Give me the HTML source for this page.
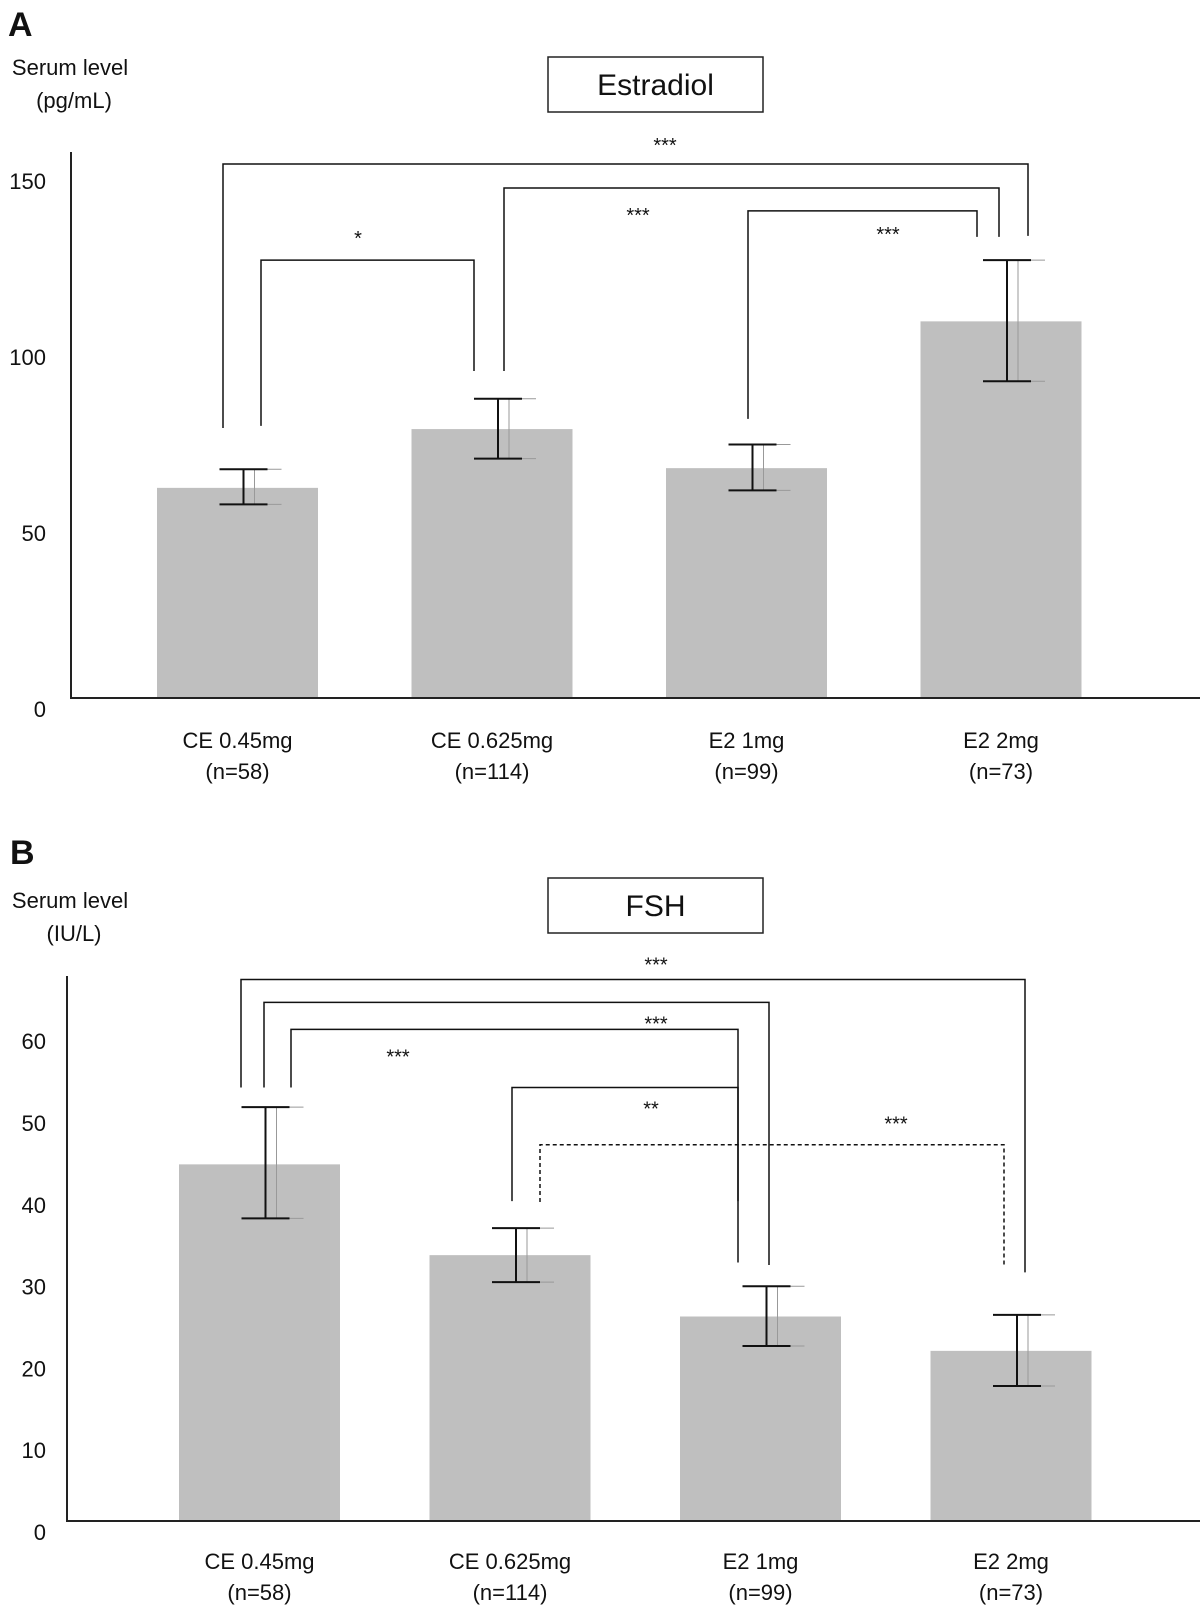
<!DOCTYPE html>
<html><head><meta charset="utf-8"><style>
body{margin:0;background:#fff}
svg{display:block;font-family:"Liberation Sans",sans-serif}
</style></head><body>
<svg id="s" width="1200" height="1609" viewBox="0 0 1200 1609"></svg>
<script>
const categories=["CE 0.45mg","CE 0.625mg","E2 1mg","E2 2mg"];
const nLabels=["(n=58)","(n=114)","(n=99)","(n=73)"];
const e2Values=[59.7,76.4,65.3,107];
const e2Upper=[65,85,72,124.4];
const e2Lower=[55,68,59,90];
const e2Ticks=[0,50,100,150];
const fshValues=[43.6,32.5,25,20.8];
const fshUpper=[50.6,35.8,28.7,25.2];
const fshLower=[37,29.2,21.4,16.5];
const fshTicks=[0,10,20,30,40,50,60];
// brackets: [fromIdx,toIdx,levelValue,leftEndValue,rightEndValue,label,dashed]
const e2Brackets=[[0,3,151.7,76.7,131.3,"***",0],[1,3,144.9,92.9,131,"***",0],[2,3,138.4,79.3,131,"***",0],[0,1,124.4,77.3,92.9,"*",0]];
const fshBrackets=[[0,3,66.2,53,30.4,"***",0],[0,2,63.4,53,31.3,"***",0],[0,1,60.1,53,39.1,"***",0],[1,2,53,39.1,31.6,"**",0],[1,3,46,39,31.3,"***",1]];

const S=document.getElementById('s');const NS="http://www.w3.org/2000/svg";
function mk(t,a,p){const e=document.createElementNS(NS,t);for(const k in a)e.setAttribute(k,a[k]);(p||S).appendChild(e);return e;}
function txt(x,y,s,size,p,anchor,w){const e=mk('text',{x:x,y:y,'font-size':size,'text-anchor':anchor||'middle','font-weight':w||'normal',fill:'#111'},p);e.textContent=s;return e;}

function chart(o){
  const g=mk('g',{});
  
  
  const y=v=>o.base-v*o.ppu;
  const bx=i=>o.x0+i*o.step;
  const pl=txt(o.panelX,o.panelY,o.panel,34,g,'start','bold');
  
  const yl=txt(70,o.ylY,"Serum level",22,g);
  
  const yu=txt(74,o.ylY+33,o.unit,22,g);
  
  const tb=mk('rect',{x:548,y:o.titleY,width:215,height:55,fill:'#fff',stroke:'#222','stroke-width':1.5},g);
  
  const tt=txt(655.5,o.titleY+38,o.title,30,g);
  
  o.ticks.forEach(t=>{const e=txt(46,y(t)+19,String(t),22,g,'end');
    });
  o.vals.forEach((v,i)=>{
    const b=mk('rect',{x:bx(i),y:y(v),width:o.bw,height:o.base-y(v),fill:'#bfbfbf'},g);
    
    const c=bx(i)+o.bw/2+6;
    const eg=mk('g',{stroke:'#111','stroke-width':2},g);
    
    mk('line',{x1:c+11,x2:c+11,y1:y(o.up[i]),y2:y(o.lo[i]),stroke:'#999','stroke-width':1},eg);
    mk('line',{x1:c,x2:c+38,y1:y(o.up[i]),y2:y(o.up[i]),stroke:'#999','stroke-width':1},eg);
    mk('line',{x1:c,x2:c+38,y1:y(o.lo[i]),y2:y(o.lo[i]),stroke:'#999','stroke-width':1},eg);
    mk('line',{x1:c,x2:c,y1:y(o.up[i]),y2:y(o.lo[i])},eg);
    mk('line',{x1:c-24,x2:c+24,y1:y(o.up[i]),y2:y(o.up[i])},eg);
    mk('line',{x1:c-24,x2:c+24,y1:y(o.lo[i]),y2:y(o.lo[i])},eg);
    const l1=txt(bx(i)+o.bw/2,o.lab1,categories[i],22,g);
    
    const l2=txt(bx(i)+o.bw/2,o.lab1+31,nLabels[i],22,g);
    
  });
  o.br.forEach((b,k)=>{
    const xa=o.bxL[k],xb=o.bxR[k];
    const p=mk('path',{d:`M${xa} ${y(b[3])}V${y(b[2])}H${xb}V${y(b[4])}`,fill:'none',stroke:'#111','stroke-width':1.5,'stroke-dasharray':b[6]?'4 3':'none'},g);
    
    const st=txt(o.starX[k],y(b[2])+o.starDy[k],b[5],20,g);
    
  });
  const ax=mk('path',{d:`M${o.axX} ${o.axTop}V${o.base}H1200`,fill:'none',stroke:'#222','stroke-width':2},g);
  
}
chart({name:'estradiol-chart',panel:'A',panelX:8,panelY:36,ylY:75,unit:'(pg/mL)',title:'Estradiol',titleY:57,
  ticks:e2Ticks,vals:e2Values,up:e2Upper,lo:e2Lower,base:698,ppu:3.52,x0:157,step:254.5,bw:161,
  axX:71,axTop:152,lab1:748,br:e2Brackets,
  bxL:[223,504,748,261],bxR:[1028,999,977,474],starX:[665,638,888,358],starDy:[-12,34,30,-15]});
chart({name:'fsh-chart',panel:'B',panelX:10,panelY:864,ylY:908,unit:'(IU/L)',title:'FSH',titleY:878,
  ticks:fshTicks,vals:fshValues,up:fshUpper,lo:fshLower,base:1521,ppu:8.18,x0:179,step:250.5,bw:161,
  axX:67,axTop:976,lab1:1569,br:fshBrackets,
  bxL:[241,264,291,512,540],bxR:[1025,769,738,738,1004],starX:[656,656,398,651,896],starDy:[-8,28,34,28,-14]});
</script>
</body></html>
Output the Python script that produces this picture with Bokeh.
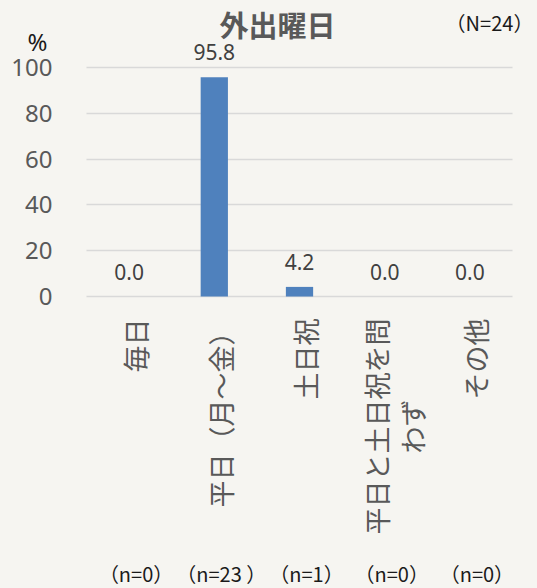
------------------------------------------------------------
Quote the listing above in full, except for the pictures.

WRITTEN RESPONSE:
Give me the HTML source for this page.
<!DOCTYPE html>
<html><head><meta charset="utf-8"><style>
body{margin:0;background:#fff}
svg{display:block;font-family:"Liberation Sans",sans-serif}
</style></head><body>
<svg id="s" width="1200" height="1609" viewBox="0 0 1200 1609"></svg>
<script>
const categories=["CE 0.45mg","CE 0.625mg","E2 1mg","E2 2mg"];
const nLabels=["(n=58)","(n=114)","(n=99)","(n=73)"];
const e2Values=[59.7,76.4,65.3,107];
const e2Upper=[65,85,72,124.4];
const e2Lower=[55,68,59,90];
const e2Ticks=[0,50,100,150];
const fshValues=[43.6,32.5,25,20.8];
const fshUpper=[50.6,35.8,28.7,25.2];
const fshLower=[37,29.2,21.4,16.5];
const fshTicks=[0,10,20,30,40,50,60];
// brackets: [fromIdx,toIdx,levelValue,leftEndValue,rightEndValue,label,dashed]
const e2Brackets=[[0,3,151.7,76.7,131.3,"***",0],[1,3,144.9,92.9,131,"***",0],[2,3,138.4,79.3,131,"***",0],[0,1,124.4,77.3,92.9,"*",0]];
const fshBrackets=[[0,3,66.2,53,30.4,"***",0],[0,2,63.4,53,31.3,"***",0],[0,1,60.1,53,39.1,"***",0],[1,2,53,39.1,31.6,"**",0],[1,3,46,39,31.3,"***",1]];

const S=document.getElementById('s');const NS="http://www.w3.org/2000/svg";
function mk(t,a,p){const e=document.createElementNS(NS,t);for(const k in a)e.setAttribute(k,a[k]);(p||S).appendChild(e);return e;}
function txt(x,y,s,size,p,anchor,w){const e=mk('text',{x:x,y:y,'font-size':size,'text-anchor':anchor||'middle','font-weight':w||'normal',fill:'#111'},p);e.textContent=s;return e;}

function chart(o){
  const g=mk('g',{});
  
  
  const y=v=>o.base-v*o.ppu;
  const bx=i=>o.x0+i*o.step;
  const pl=txt(o.panelX,o.panelY,o.panel,34,g,'start','bold');
  
  const yl=txt(70,o.ylY,"Serum level",22,g);
  
  const yu=txt(74,o.ylY+33,o.unit,22,g);
  
  const tb=mk('rect',{x:548,y:o.titleY,width:215,height:55,fill:'#fff',stroke:'#222','stroke-width':1.5},g);
  
  const tt=txt(655.5,o.titleY+38,o.title,30,g);
  
  o.ticks.forEach(t=>{const e=txt(46,y(t)+19,String(t),22,g,'end');
    });
  o.vals.forEach((v,i)=>{
    const b=mk('rect',{x:bx(i),y:y(v),width:o.bw,height:o.base-y(v),fill:'#bfbfbf'},g);
    
    const c=bx(i)+o.bw/2+6;
    const eg=mk('g',{stroke:'#111','stroke-width':2},g);
    
    mk('line',{x1:c+11,x2:c+11,y1:y(o.up[i]),y2:y(o.lo[i]),stroke:'#999','stroke-width':1},eg);
    mk('line',{x1:c,x2:c+38,y1:y(o.up[i]),y2:y(o.up[i]),stroke:'#999','stroke-width':1},eg);
    mk('line',{x1:c,x2:c+38,y1:y(o.lo[i]),y2:y(o.lo[i]),stroke:'#999','stroke-width':1},eg);
    mk('line',{x1:c,x2:c,y1:y(o.up[i]),y2:y(o.lo[i])},eg);
    mk('line',{x1:c-24,x2:c+24,y1:y(o.up[i]),y2:y(o.up[i])},eg);
    mk('line',{x1:c-24,x2:c+24,y1:y(o.lo[i]),y2:y(o.lo[i])},eg);
    const l1=txt(bx(i)+o.bw/2,o.lab1,categories[i],22,g);
    
    const l2=txt(bx(i)+o.bw/2,o.lab1+31,nLabels[i],22,g);
    
  });
  o.br.forEach((b,k)=>{
    const xa=o.bxL[k],xb=o.bxR[k];
    const p=mk('path',{d:`M${xa} ${y(b[3])}V${y(b[2])}H${xb}V${y(b[4])}`,fill:'none',stroke:'#111','stroke-width':1.5,'stroke-dasharray':b[6]?'4 3':'none'},g);
    
    const st=txt(o.starX[k],y(b[2])+o.starDy[k],b[5],20,g);
    
  });
  const ax=mk('path',{d:`M${o.axX} ${o.axTop}V${o.base}H1200`,fill:'none',stroke:'#222','stroke-width':2},g);
  
}
chart({name:'estradiol-chart',panel:'A',panelX:8,panelY:36,ylY:75,unit:'(pg/mL)',title:'Estradiol',titleY:57,
  ticks:e2Ticks,vals:e2Values,up:e2Upper,lo:e2Lower,base:698,ppu:3.52,x0:157,step:254.5,bw:161,
  axX:71,axTop:152,lab1:748,br:e2Brackets,
  bxL:[223,504,748,261],bxR:[1028,999,977,474],starX:[665,638,888,358],starDy:[-12,34,30,-15]});
chart({name:'fsh-chart',panel:'B',panelX:10,panelY:864,ylY:908,unit:'(IU/L)',title:'FSH',titleY:878,
  ticks:fshTicks,vals:fshValues,up:fshUpper,lo:fshLower,base:1521,ppu:8.18,x0:179,step:250.5,bw:161,
  axX:67,axTop:976,lab1:1569,br:fshBrackets,
  bxL:[241,264,291,512,540],bxR:[1025,769,738,738,1004],starX:[656,656,398,651,896],starDy:[-8,28,34,28,-14]});
</script>
</body></html>
Output the Python script that produces this picture with Bokeh.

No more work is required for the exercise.